Where to Buy and What to Look For
You can find these bags almost anywhere, but Miracle-Gro products are most prominently featured at big-box retailers. Keep an eye out for sales in early spring. Usually, around April, you’ll see "Buy 2 Get 1 Free" deals that make stocking up much more affordable. Check the bags for tears. If a bag has been sitting in a puddle outside the store, it might be waterlogged and heavy. This can sometimes lead to anaerobic conditions inside the plastic, which smells like rotten eggs. Pick the dry, intact bags from the middle of the pallet.
Storage Tips
If you have leftover soil, don't just leave the bag open. Roll it down tight and clip it shut. If it dries out completely, it becomes a pain to re-wet. If it stays too wet and open, it becomes a hotel for bugs. Store it in a cool, dry place like a garage or a plastic tote. If you find the soil has become dusty and dry over the winter, add a little warm water to the bag and massage it before you try to plant in it.
Making the Final Decision for Your Garden
The choice usually comes down to convenience versus cost. You could mix your own soil. You could buy bulk compost and vermiculite. But for most of us with busy lives, having a bag that’s ready to go the moment we get home from the store is the winning play. It’s about reducing the friction between "I want a garden" and "I have a garden." This product is the bridge that gets you there.
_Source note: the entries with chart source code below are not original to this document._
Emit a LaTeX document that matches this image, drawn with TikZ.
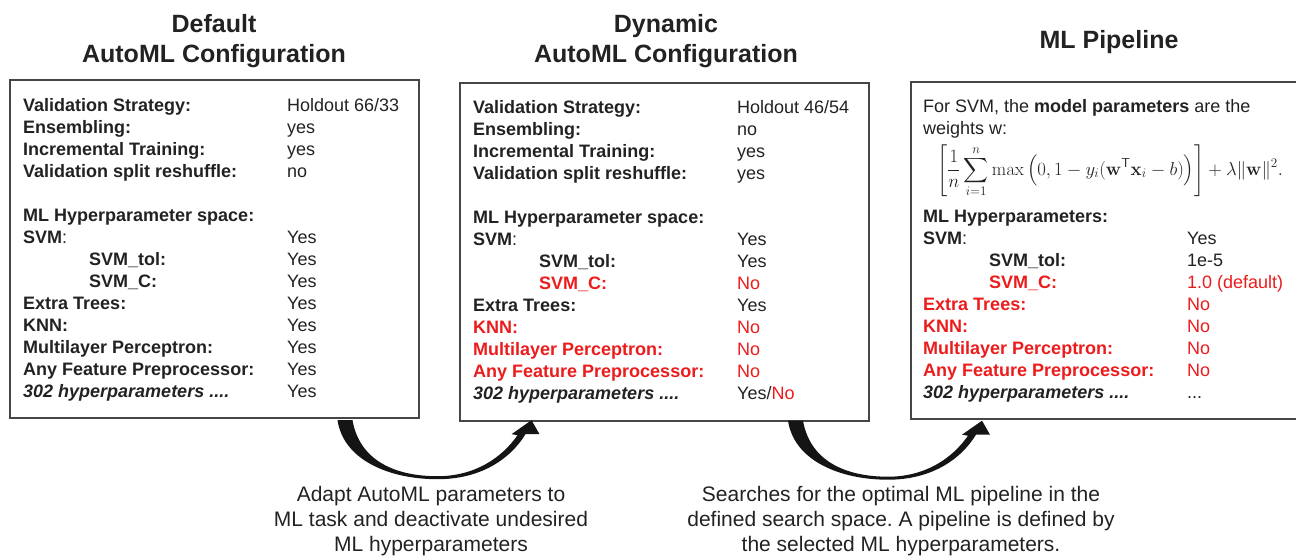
\RequirePackage{fix-cm}
\documentclass[tikz,border=0pt]{standalone}
\usepackage{amsmath}
\usepackage[no-math]{fontspec}
\setmainfont{Liberation Sans}
\usetikzlibrary{calc}
\frenchspacing

\definecolor{mlred}{RGB}{236,28,28}
\definecolor{inkgrey}{RGB}{34,34,34}
\definecolor{framegrey}{RGB}{70,70,70}
\definecolor{swooshgrey}{RGB}{20,20,20}

\tikzset{
  cfgbox/.style={draw=framegrey, line width=1.4pt, inner sep=0pt},
  headline/.style={font=\fontsize{25}{30}\selectfont\bfseries, align=center, text=inkgrey},
  boxtext/.style={font=\fontsize{18}{22}\selectfont, anchor=north west, inner sep=0pt, text=inkgrey},
  remark/.style={font=\fontsize{21}{25}\selectfont, align=center, text=inkgrey},
  % curved fat arrow, origin at the bottom edge between two boxes
  swoosh/.pic={
    \fill[swooshgrey] (-102,0) .. controls (-96,40) and (-50,59) .. (-2,59)
      .. controls (40,59) and (70,40) .. (86,14) -- (100,14) -- (92,0) -- (72,14) -- (78,15)
      .. controls (62,38) and (35,56) .. (-2,56)
      .. controls (-45,56) and (-80,40) .. (-87,0) -- cycle;
  }
}

\newcommand{\no}[1]{\textcolor{mlred}{#1}}

\begin{document}
\begin{tikzpicture}[x=1pt, y=-1pt]
\useasboundingbox (0,0) rectangle (1296,557);

% titles
\node[headline] (t1) at (214,41) {Default\\AutoML Configuration};
\node[headline] (t2) at (666,41) {Dynamic\\AutoML Configuration};
\node[headline] (t3) at (1109,42) {ML Pipeline};

% the three boxes
\node[cfgbox, minimum width=409pt, minimum height=338pt] (dflt) at (214.5,249) {};
\node[cfgbox, minimum width=409pt, minimum height=338pt] (dyn) at (664.5,252) {};
\node[cfgbox, minimum width=386pt, minimum height=337pt] (pipe) at (1104,250.5) {};

\node[boxtext] (l1) at (23,96) {\begin{tabular}{@{}p{264pt}@{}l@{}}
\textbf{Validation Strategy:} & Holdout 66/33\\
\textbf{Ensembling:} & yes\\
\textbf{Incremental Training:} & yes\\
\textbf{Validation split reshuffle:} & no\\
 & \\
\textbf{ML Hyperparameter space:} & \\
\textbf{SVM}: & Yes\\
\hspace*{66pt}\textbf{SVM\_tol:} & Yes\\
\hspace*{66pt}\textbf{SVM\_C:} & Yes\\
\textbf{Extra Trees:} & Yes\\
\textbf{KNN:} & Yes\\
\textbf{Multilayer Perceptron:} & Yes\\
\textbf{Any Feature Preprocessor:} & Yes\\
\textbf{\itshape 302 hyperparameters ....} & Yes
\end{tabular}};

\node[boxtext] (l2) at (473,98) {\begin{tabular}{@{}p{264pt}@{}l@{}}
\textbf{Validation Strategy:} & Holdout 46/54\\
\textbf{Ensembling:} & no\\
\textbf{Incremental Training:} & yes\\
\textbf{Validation split reshuffle:} & yes\\
 & \\
\textbf{ML Hyperparameter space:} & \\
\textbf{SVM}: & Yes\\
\hspace*{66pt}\textbf{SVM\_tol:} & Yes\\
\hspace*{66pt}\no{\textbf{SVM\_C:}} & \no{No}\\
\textbf{Extra Trees:} & Yes\\
\no{\textbf{KNN:}} & \no{No}\\
\no{\textbf{Multilayer Perceptron:}} & \no{No}\\
\no{\textbf{Any Feature Preprocessor:}} & \no{No}\\
\textbf{\itshape 302 hyperparameters ....} & Yes/\no{No}
\end{tabular}};

\node[boxtext] (l3) at (923,97) {\begin{tabular}{@{}p{264pt}@{}l@{}}
\multicolumn{2}{@{}l@{}}{For SVM, the \textbf{model parameters} are the}\\
weights w: & \\
 & \\
 & \\
 & \\
\textbf{ML Hyperparameters:} & \\
\textbf{SVM}: & Yes\\
\hspace*{66pt}\textbf{SVM\_tol:} & 1e-5\\
\hspace*{66pt}\no{\textbf{SVM\_C:}} & \no{1.0 (default)}\\
\no{\textbf{Extra Trees:}} & \no{No}\\
\no{\textbf{KNN:}} & \no{No}\\
\no{\textbf{Multilayer Perceptron:}} & \no{No}\\
\no{\textbf{Any Feature Preprocessor:}} & \no{No}\\
\textbf{\itshape 302 hyperparameters ....} & ...
\end{tabular}};

% hinge loss
\node[anchor=west, inner sep=0pt, text=inkgrey, font=\fontsize{18.7}{22}\selectfont] (loss) at (937,171)
  {$\displaystyle\left[\frac{1}{n}\sum_{i=1}^{n}\max\left(0,1-y_i(\mathbf{w}^{\mathsf{T}}\mathbf{x}_i-b)\right)\right]+\lambda\lVert\mathbf{w}\rVert^2.$};

% arrows between the boxes
\pic at ($(dflt.south east)!0.5!(dyn.south west)$) {swoosh};
\pic at ($(dyn.south east)!0.5!(pipe.south west)$) {swoosh};

% captions
\node[remark] (adapt) at (431,521) {Adapt AutoML parameters to\\ML task and deactivate undesired\\ML hyperparameters};
\node[remark] (search) at (901,521) {Searches for the optimal ML pipeline in the\\defined search space. A pipeline is defined by\\the selected ML hyperparameters.};
\end{tikzpicture}
\end{document}
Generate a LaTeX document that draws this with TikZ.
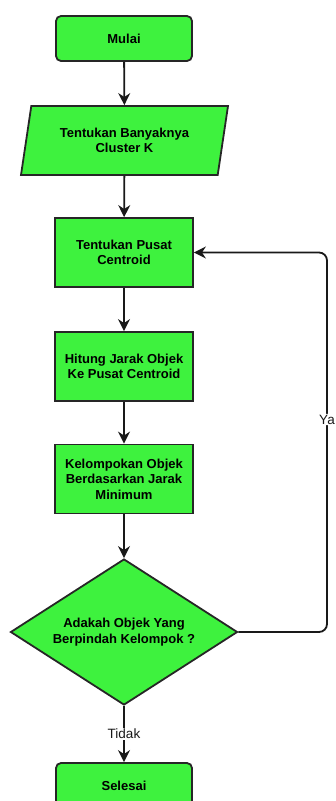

Why the Price Point Makes Sense
You'll see cheaper bags that cost half as much. Look closely at the ingredients. You’ll often see "forest products" listed first. That’s a fancy word for ground-up wood chips. Wood chips take nitrogen out of the soil as they decompose, which means your plants are actually fighting for food. By spending a few dollars more on a reputable brand, you’re ensuring that the nitrogen goes to your plants, not to the decomposition of mulch.
Final Thoughts on Sustainability
While peat moss is a debated resource due to its harvest from bogs, the industry is moving toward more sustainable coco coir-based blends. You can check the back of the bag to see the ratio. Many modern mixes are incorporating more coconut fiber, which is a renewable byproduct of the coconut industry. It’s a win for your plants and a slightly smaller footprint for the planet.
Next Steps for a Better Garden
- Measure your pots before you go to the store. A standard 12-inch pot takes about 0.5 cubic feet of soil. Don't guess and end up three bags short.
- Check the drainage. If your pots don't have holes, grab a drill and a masonry bit while you're at the store.
- Pick your plants based on your light levels. "Full Sun" means at least six hours of hitting the leaves directly.
- Open your bag of soil and check the moisture level. If it's dry, pre-moisten it in a bucket before putting it into the pots.
- Plant your specimens at the same depth they were in their nursery containers. Burying the stems too deep can lead to rot.
- Water immediately after planting to settle the soil around the roots and remove air pockets.
- Set a calendar reminder to check the moisture every two days. Consistency is the secret sauce to a green thumb.
Gardening shouldn't be a stressful ordeal. It’s supposed to be a way to connect with nature and maybe get a few fresh tomatoes in the process. Using a reliable base like the ones discussed here removes a massive layer of risk. You provide the light and the water; the soil handles the rest. Now get out there and start digging. Your patio isn't going to beautify itself.